Oh, by the way, the argument that Apple shouldn’t be creating a “back door key” so the FBI can open any iPhone? A complete red herring. Do you expect me to believe that Apple created a security system that they can’t get into themselves? Don’t be ridiculous. Apple just doesn’t want to publicize that fact, which is why they’re protesting loud and long. As soon as government makes the presence of this backdoor key a law, Apple can stop protesting and go back to making better phones. And it doesn’t give the FBI a key to everyone’s back door. It gives a judge the right to decide when and where and how the key (the one that everyone knows is there) will be used. This is not rocket science. It isn’t even very complicated legal science. Even legislators can probably understand it.
So anyone like Apple should protest loudly at any government attempt to intrude into our privacy. A great deal of public debate is healthy. However, in the end, the usual rules should apply. Your right to keep evidence of your criminal activity ends where the fact of your criminal activity begins. You’ll get your chance to be proven innocent in court.
In the case of Uber, that means unlicensed, uninsured, unregulated taxi drivers. No wonder they can underprice the legal guys. The question is, does society benefit from having these guys operating?
Remember, this is not an example of individuals standing up for their freedoms. This is a rich multinational corporation, using the groundswell of easy money to get themselves past the revenue-negative startup stage that any business goes through.

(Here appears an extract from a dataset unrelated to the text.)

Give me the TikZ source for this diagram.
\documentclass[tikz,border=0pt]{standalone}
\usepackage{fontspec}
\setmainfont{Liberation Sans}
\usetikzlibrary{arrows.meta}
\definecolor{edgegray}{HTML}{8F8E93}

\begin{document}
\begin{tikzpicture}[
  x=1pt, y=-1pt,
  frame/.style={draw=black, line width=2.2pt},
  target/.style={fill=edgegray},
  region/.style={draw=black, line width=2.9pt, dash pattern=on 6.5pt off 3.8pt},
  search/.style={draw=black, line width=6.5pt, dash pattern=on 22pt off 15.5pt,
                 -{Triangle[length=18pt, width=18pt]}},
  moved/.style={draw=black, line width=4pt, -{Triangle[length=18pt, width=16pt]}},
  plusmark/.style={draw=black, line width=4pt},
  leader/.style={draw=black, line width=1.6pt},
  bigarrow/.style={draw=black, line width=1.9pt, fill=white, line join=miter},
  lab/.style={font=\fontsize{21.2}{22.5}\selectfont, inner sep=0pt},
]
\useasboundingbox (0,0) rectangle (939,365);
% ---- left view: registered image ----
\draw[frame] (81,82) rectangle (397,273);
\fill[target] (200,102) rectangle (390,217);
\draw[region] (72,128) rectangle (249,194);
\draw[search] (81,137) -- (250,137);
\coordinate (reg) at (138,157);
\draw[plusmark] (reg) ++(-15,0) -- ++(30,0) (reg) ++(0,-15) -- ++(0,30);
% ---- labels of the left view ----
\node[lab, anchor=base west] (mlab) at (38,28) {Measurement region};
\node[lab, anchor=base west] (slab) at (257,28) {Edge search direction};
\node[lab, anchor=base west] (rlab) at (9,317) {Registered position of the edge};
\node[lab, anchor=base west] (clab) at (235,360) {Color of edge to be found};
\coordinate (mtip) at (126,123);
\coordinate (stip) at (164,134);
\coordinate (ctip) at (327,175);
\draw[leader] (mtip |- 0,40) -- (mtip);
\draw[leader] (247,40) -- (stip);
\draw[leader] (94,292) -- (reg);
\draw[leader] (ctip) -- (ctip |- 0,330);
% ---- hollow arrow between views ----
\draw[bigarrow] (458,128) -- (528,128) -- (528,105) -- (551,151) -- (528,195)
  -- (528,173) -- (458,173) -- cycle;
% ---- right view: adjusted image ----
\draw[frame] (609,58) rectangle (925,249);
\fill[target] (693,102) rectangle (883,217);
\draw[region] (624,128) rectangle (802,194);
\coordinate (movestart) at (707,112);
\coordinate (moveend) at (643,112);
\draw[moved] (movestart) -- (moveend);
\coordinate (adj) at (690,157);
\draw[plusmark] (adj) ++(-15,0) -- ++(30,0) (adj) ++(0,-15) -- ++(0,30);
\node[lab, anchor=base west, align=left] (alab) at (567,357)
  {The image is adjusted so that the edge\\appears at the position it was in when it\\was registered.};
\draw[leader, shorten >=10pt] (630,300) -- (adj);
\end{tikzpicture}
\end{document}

But why does it work? Because the legitimate drivers are saddled with government meddling in the form of a restricted number of permits, which supply and demand boosts the price of to around $800,000 (in Vancouver). When you’re servicing the debt on over a half a million dollars, you can hardly keep your prices rock bottom. It’s the same with marketing boards, logging quotas and commercial fishing licenses. Attempts to regulate the market by restrictive licensing must be used with care, if at all.

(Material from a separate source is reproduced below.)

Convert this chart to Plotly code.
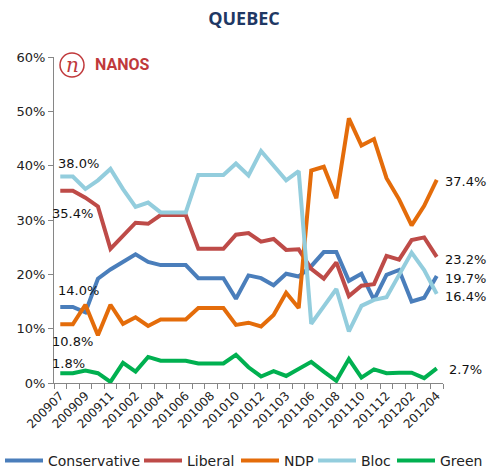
import plotly.graph_objects as go

periods = ["200907", "200908", "200909", "200910", "200911", "200912", "201002", "201003",
           "201004", "201005", "201006", "201007", "201008", "201009", "201010", "201011",
           "201012", "201101", "201103", "201104", "201106", "201107", "201108", "201109",
           "201110", "201111", "201112", "201201", "201202", "201203", "201204"]
tick_labels = ["200907", "200909", "200911", "201002", "201004", "201006", "201008", "201010",
               "201012", "201103", "201106", "201108", "201110", "201112", "201202", "201204"]

conservative = [14.0, 14.0, 13.0, 19.2, 20.9, 22.2, 23.7, 22.3, 21.7, 21.7, 21.7, 19.3, 19.3, 19.3,
                15.5, 19.8, 19.3, 18.0, 20.1, 19.6, 21.5, 24.1, 24.1, 18.8, 20.1, 15.3, 19.9,
                20.8, 15.0, 15.7, 19.7]
liberal = [35.4, 35.4, 34.1, 32.5, 24.7, 27.1, 29.5, 29.3, 30.9, 30.9, 30.9, 24.7, 24.7, 24.7,
           27.3, 27.6, 26.0, 26.5, 24.5, 24.6, 21.0, 19.2, 22.2, 16.0, 17.9, 18.2, 23.4, 22.7,
           26.3, 26.8, 23.2]
ndp = [10.8, 10.8, 14.4, 8.8, 14.4, 10.9, 12.1, 10.5, 11.7, 11.7, 11.7, 13.8, 13.8, 13.8, 10.7,
       11.1, 10.4, 12.5, 16.6, 13.8, 39.1, 39.8, 34.0, 48.7, 43.7, 44.9, 37.7, 33.8, 29.0, 32.6,
       37.4]
bloc = [38.0, 38.0, 35.7, 37.3, 39.4, 35.7, 32.4, 33.2, 31.4, 31.4, 31.4, 38.3, 38.3, 38.3, 40.4,
        38.2, 42.7, 40.1, 37.3, 39.0, 10.9, 14.1, 17.3, 9.5, 14.2, 15.3, 15.8, 19.9, 24.0, 20.8,
        16.4]
green = [1.8, 1.8, 2.3, 1.8, 0.2, 3.7, 2.1, 4.8, 4.1, 4.1, 4.1, 3.6, 3.6, 3.6, 5.2, 2.9, 1.2, 2.2,
         1.3, 2.6, 3.9, 2.1, 0.4, 4.4, 1.0, 2.5, 1.8, 1.9, 1.9, 0.9, 2.7]

series = [("Conservative", conservative, "#4A7EBB"),
          ("Liberal", liberal, "#BE4B48"),
          ("NDP", ndp, "#E46C0A"),
          ("Bloc", bloc, "#93CDDD"),
          ("Green", green, "#00B050")]

# left edge (px) of each legend entry, laid out in one row like the reference
legend_left_px = [0, 139, 236, 313, 392]

fig = go.Figure()
legend_layout = {}
for k, (name, vals, col) in enumerate(series):
    key = "legend" if k == 0 else f"legend{k + 1}"
    fig.add_trace(go.Scatter(x=periods, y=vals, name=name, mode="lines",
                             line=dict(color=col, width=4), legend=key))
    legend_layout[key] = dict(orientation="h", x=legend_left_px[k] / 488, xanchor="left",
                              xref="container", y=(470 - 461) / 470, yanchor="middle",
                              yref="container", bgcolor="rgba(0,0,0,0)",
                              font=dict(size=14, color="#222222"), itemwidth=38)

ticktext = [p if p in tick_labels else "" for p in periods]

fig.update_layout(
    width=488, height=470,
    margin=dict(l=54, r=45, t=57, b=87, autoexpand=False),
    paper_bgcolor="white", plot_bgcolor="white",
    font=dict(family="DejaVu Sans", color="#222222", size=13),
    title=dict(text="<b>QUEBEC</b>", x=0.5, xanchor="center", y=0.96, yanchor="middle",
               font=dict(family="Open Sans", size=18, color="#1F3864")),
    showlegend=True,
    xaxis=dict(type="category", tickmode="array", tickvals=periods, ticktext=ticktext,
               tickangle=-45, tickson="boundaries", ticks="outside", ticklen=5,
               tickcolor="#868686", showline=True, linecolor="#868686", linewidth=1,
               showgrid=False, tickfont=dict(size=12), range=[-0.5, 30.5], automargin=False),
    yaxis=dict(range=[0, 60], dtick=10, ticksuffix="%", ticks="outside", ticklen=5,
               tickcolor="#868686", showline=True, linecolor="#868686", linewidth=1,
               showgrid=False, zeroline=False, tickfont=dict(size=13), automargin=False),
    **legend_layout,
)

def ann(x, y, text, xanchor="left"):
    fig.add_annotation(x=x, y=y, xref="paper", yref="paper", text=text, showarrow=False,
                       xanchor=xanchor, yanchor="middle", font=dict(size=13, color="#111111"))

# start labels
ann(0.005, (470 - 87 - 163) / 326, f"{bloc[0]:.1f}%")
ann(-0.01, (470 - 87 - 213) / 326, f"{liberal[0]:.1f}%")
ann(0.005, (470 - 87 - 290) / 326, f"{conservative[0]:.1f}%")
ann(-0.01, (470 - 87 - 341) / 326, f"{ndp[0]:.1f}%")
ann(-0.01, (470 - 87 - 363) / 326, f"{green[0]:.1f}%")
# end labels
ann(1.0, (470 - 87 - 181) / 326, f"{ndp[-1]:.1f}%")
ann(1.0, (470 - 87 - 259) / 326, f"{liberal[-1]:.1f}%")
ann(1.0, (470 - 87 - 278) / 326, f"{conservative[-1]:.1f}%")
ann(1.0, (470 - 87 - 296) / 326, f"{bloc[-1]:.1f}%")
ann(1.01, (470 - 87 - 369) / 326, f"{green[-1]:.1f}%")

# NANOS logo
fig.add_shape(type="circle", xref="paper", yref="paper",
              x0=(60 - 54) / 389, x1=(84 - 54) / 389,
              y0=(470 - 87 - 77) / 326, y1=(470 - 87 - 53) / 326,
              line=dict(color="#C0393B", width=1.5))
fig.add_annotation(x=(72 - 54) / 389, y=(470 - 87 - 65) / 326, xref="paper", yref="paper",
                   text="<i>n</i>", showarrow=False, xanchor="center", yanchor="middle",
                   font=dict(family="DejaVu Serif", size=20, color="#C0393B"))
fig.add_annotation(x=(93 - 54) / 389, y=(470 - 87 - 65) / 326, xref="paper", yref="paper",
                   text="<b>NANOS</b>", showarrow=False, xanchor="left", yanchor="middle",
                   font=dict(family="Liberation Sans Narrow, Roboto", size=16, color="#C0393B"))

fig.write_html("out.html", config={"displayModeBar": False},
               post_script="document.body.style.margin='0';")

BTW, I don’t think we can see the recent “Uber Rampage” in Kalamazoo as a condemnation of Uber format. I doubt if regular taxi companies make psychological profiling a priority, and there’s just as good a chance that a regular taxi driver could lose it. Having to drive all day in modern city traffic is enough to send anyone around the bend. Of course, with a dispatcher using GPS, one might expect a driver breaking from normal procedures might be noticed a bit earlier than with an unregulated system like Uber.

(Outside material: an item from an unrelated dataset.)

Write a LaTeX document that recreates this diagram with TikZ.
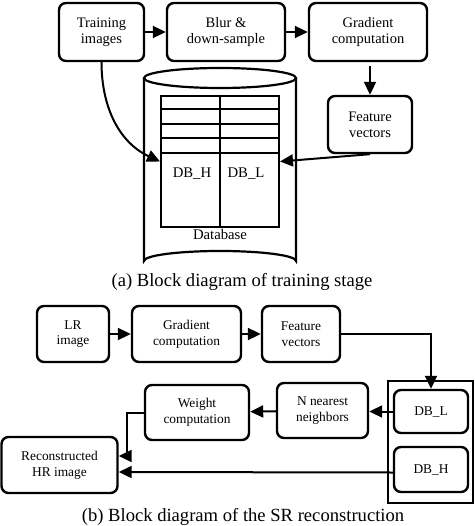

One of the biggest problems in any system is the number of laws, and the cost in time and money to keep them up to date. So governments don’t. So there are strange laws around that come from stranger times, and you could still get caught up in one. Laws against wearing snakes or dragging dead horses down the street abound in municipal bylaws
There is a statute in Canada that forbids selling comic books that depict crime. This law was based on 1940s psychological research that tied comic books with juvenile delinquency. There was actually a case in the early 1950s where a news seller was convicted of selling Dick Tracy comics.
Merely one of a hundred examples of how our Criminal Code needs desperate updating. When one of the tenets of the legal system is “Ignorance of the law is no excuse,” having a complicated 700-page document laying out that law is not really serving the public that well.
One could go on, but the basic premise is this: society needs to balance the tendency of some people to take advantage of their neighbors against bureaucracy’s tendency to take advantage of everyone. All new situations need to be discussed freely (That’s what parliament and the media are for) to decide how much regulation is required.
That’s not “whether or not.” It’s “how much and where.”